Tim Bowers' Motion to Reconsider
The court addressed Tim Bowers' motion to reconsider the previous summary judgment granted to the plaintiffs, emphasizing that such motions are limited to instances of clear legal error, newly discovered evidence, or manifest injustice. The court reiterated that a motion for reconsideration is not an opportunity to reargue the case or present arguments that could have been raised earlier. It found that Tim's claims of ignorance regarding legal procedures did not excuse his failure to adequately respond to the plaintiffs' motion for summary judgment. The court noted that Tim Bowers had demonstrated a good understanding of legal principles throughout the litigation, which undermined his argument for leniency. By asserting that procedural rules should not hinder justice, the court maintained that pro se litigants are still bound by the same procedural standards as represented parties. Ultimately, the court denied the motion for reconsideration, concluding that Tim Bowers had not shown any grounds for altering the judgment, as he had failed to meet the requisite burden of proof in his defense against the summary judgment.
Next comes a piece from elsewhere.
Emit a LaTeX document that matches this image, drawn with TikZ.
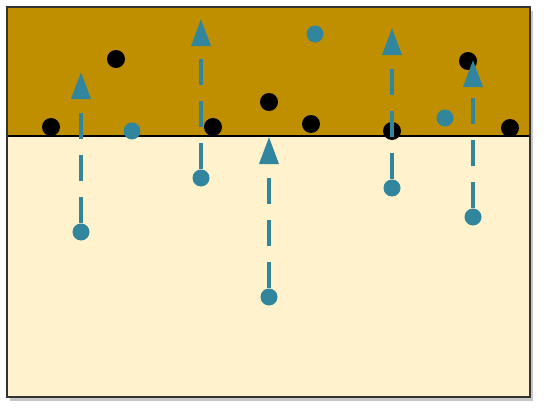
\documentclass[tikz,border=0pt]{standalone}
\usepackage{tikz}
\usetikzlibrary{arrows.meta,shadows}

\definecolor{crust}{HTML}{BF8F00}
\definecolor{mantle}{HTML}{FFF2CC}
\definecolor{tealpt}{HTML}{31859C}

\begin{document}
\begin{tikzpicture}[x=1pt,y=-1pt,
    blackdot/.style={circle,fill=black,minimum size=18pt,inner sep=0pt},
    tealdot/.style={circle,fill=tealpt,minimum size=17pt,inner sep=0pt},
    rise/.style={tealpt,line width=3.5pt,dash pattern=on 26pt off 16pt,
        -{Triangle[width=19pt,length=27pt]}}]
\useasboundingbox (0,0) rectangle (549,415);

% Two layers with a shadowed frame
\fill[mantle,drop shadow={shadow xshift=3pt,shadow yshift=-4pt,opacity=0.45}]
    (7,7) rectangle (530,397);
\fill[crust] (7,7) rectangle (530,136);
\draw[line width=1.5pt] (7,136) -- (530,136);
\draw[line width=1.5pt,black!80] (7,7) rectangle (530,397);

% Points that stay in the upper layer
\node[blackdot] (k1) at (51,127) {};
\node[blackdot] (k2) at (116,59) {};
\node[blackdot] (k3) at (213,127) {};
\node[blackdot] (k4) at (269,102) {};
\node[blackdot] (k5) at (311,124) {};
\node[blackdot] (k6) at (392,131) {};
\node[blackdot] (k7) at (468,61) {};
\node[blackdot] (k8) at (510,128) {};

\node[tealdot] (u1) at (132,131) {};
\node[tealdot] (u2) at (315,34) {};
\node[tealdot] (u3) at (445,118) {};

% Points in the lower layer and where they move up to
\node[tealdot] (s1) at (81,232) {};
\node[tealdot] (s2) at (201,178) {};
\node[tealdot] (s3) at (269,297) {};
\node[tealdot] (s4) at (392,188) {};
\node[tealdot] (s5) at (473,217) {};

\coordinate (e1) at (81,72);
\coordinate (e2) at (201,19);
\coordinate (e3) at (269,137);
\coordinate (e4) at (392,28);
\coordinate (e5) at (473,60);

\foreach \i in {1,...,5}
    \draw[rise] (s\i) -- (e\i);

\end{tikzpicture}
\end{document}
Plaintiffs' Burden of Proof
The court further analyzed the plaintiffs' burden of proof in establishing their claims against Tyler Bowers, particularly regarding damages and the existence of a contract. It emphasized that the moving party in a summary judgment motion must demonstrate an absence of genuine disputes regarding material facts. The court noted that while the plaintiffs had shown that Tyler was a party to the management agreement, they failed to present evidence of clearly ascertainable damages related to Tyler's earnings from the "Bookoo Ax Team." The lack of clear evidence regarding how much Tyler earned from the team was significant, as the plaintiffs needed to establish the nature and origin of damages to succeed in their claims. The court determined that without such evidentiary support, the plaintiffs could not recover damages from Tyler regarding his earnings. Consequently, the court ruled to dismiss the claims against both Tim and Tyler Bowers concerning Tyler's alleged earnings, as the plaintiffs had not met their burden of proof in this aspect of their case.
Conclusion of the Court
In its conclusion, the court affirmed that Tim Bowers' motion for reconsideration was denied, as he did not demonstrate sufficient grounds for altering the previous ruling. Additionally, while it established that Tyler Bowers was bound by the management agreement due to his failure to disaffirm it, the court recognized that a genuine issue of material fact still existed regarding the oral repayment agreement. The court's ruling highlighted the importance of establishing mutual assent in contract formation and the burden of proof required to support claims for damages. The court ultimately denied the plaintiffs' motion for summary judgment concerning Tyler's repayment obligations while dismissing their claims related to his earnings due to a lack of evidence. This comprehensive analysis underscored the court's adherence to procedural standards and the necessity for clear evidence in contract disputes, particularly involving minors and alleged oral agreements.